I've been a mommy for 17 years. That's amazing to me because I really just brought him home from the hospital. I remember the moment they put him in my arms and even though we had never met, I knew him instantly. He seemed so familiar, so much a part of me.
I remember being so scared. What did I know about taking care of something so little? I had someone to care for other than me and suddenly all my thoughts of self were gone with every little cry.
As I was wheeled out of the hospital I remember thinking, Are they really going to let me just walk out with this thing?
I was no way near prepared for how tired I would be. So scared, tired, unsure. But 17 years and two more babies later and I can look back and know I did a pretty good job. They are healthy, smart, social, polite, athletic. Everything a mom could ask for in three sons. They really are good boys and I couldn't be more proud of them.
I love all three of you.
Now of course I had some help. They have a wonderfully dedicated dad. This has been truly a 50/50 partnership in raising these three. He is a mentor, he leads by example showing them everyday what a man should be. Loving, Hard working, dedicated and respectful. We have high expectations and I'm sure they would think sometimes too high, but I can't help but think we did something right considering the path they are on. We are blessed.
I love you.
I am the mother I am because of the mother I have.
I always felt loved, safe, wanted. My mother and I never went through mother/daughter issues like my friends did with their mothers. She trusted me, gave me space, I had rules and I respected them so I had her trust. I know it's cliche but I can say my mother is one of my best friends and mean it.

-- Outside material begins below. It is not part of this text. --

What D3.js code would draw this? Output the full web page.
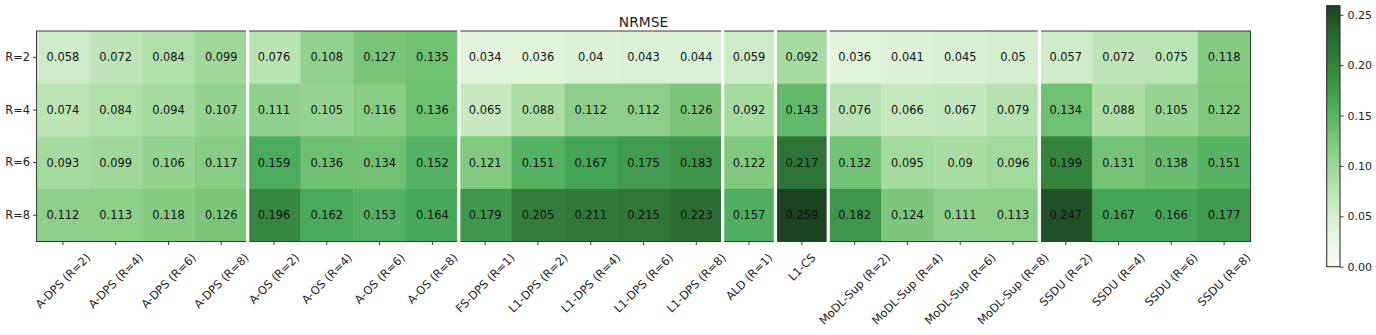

I am proud of her. She raised my brother and I as a single parent yet we never wanted for anything. I'm happy that she's finally in a place in her life where she can enjoy herself because I can't think of anyone who deserves it more.
I love you mom.
Some of the most wonderful mothers I know are my friends. They raise families, go to work, go to school, some struggle to pay bills, some struggle with depression, some are athletic, some are scary smart, funny, there are those that are well organized, some that live life to the fullest, some are secure with themselves, some question their parenting ability, some are single parents. But they all put their kids first.
I love you guys.
On Thursday night the wife of a friend gave birth to triplets. All beautiful and all very tiny. I have not been able to stop thinking about them and praying for them. So welcome to the world Sophie, Charlie and Maggie and Happy First Mother's Day Erin. Enjoy every precious moment because 17 years goes by very quickly!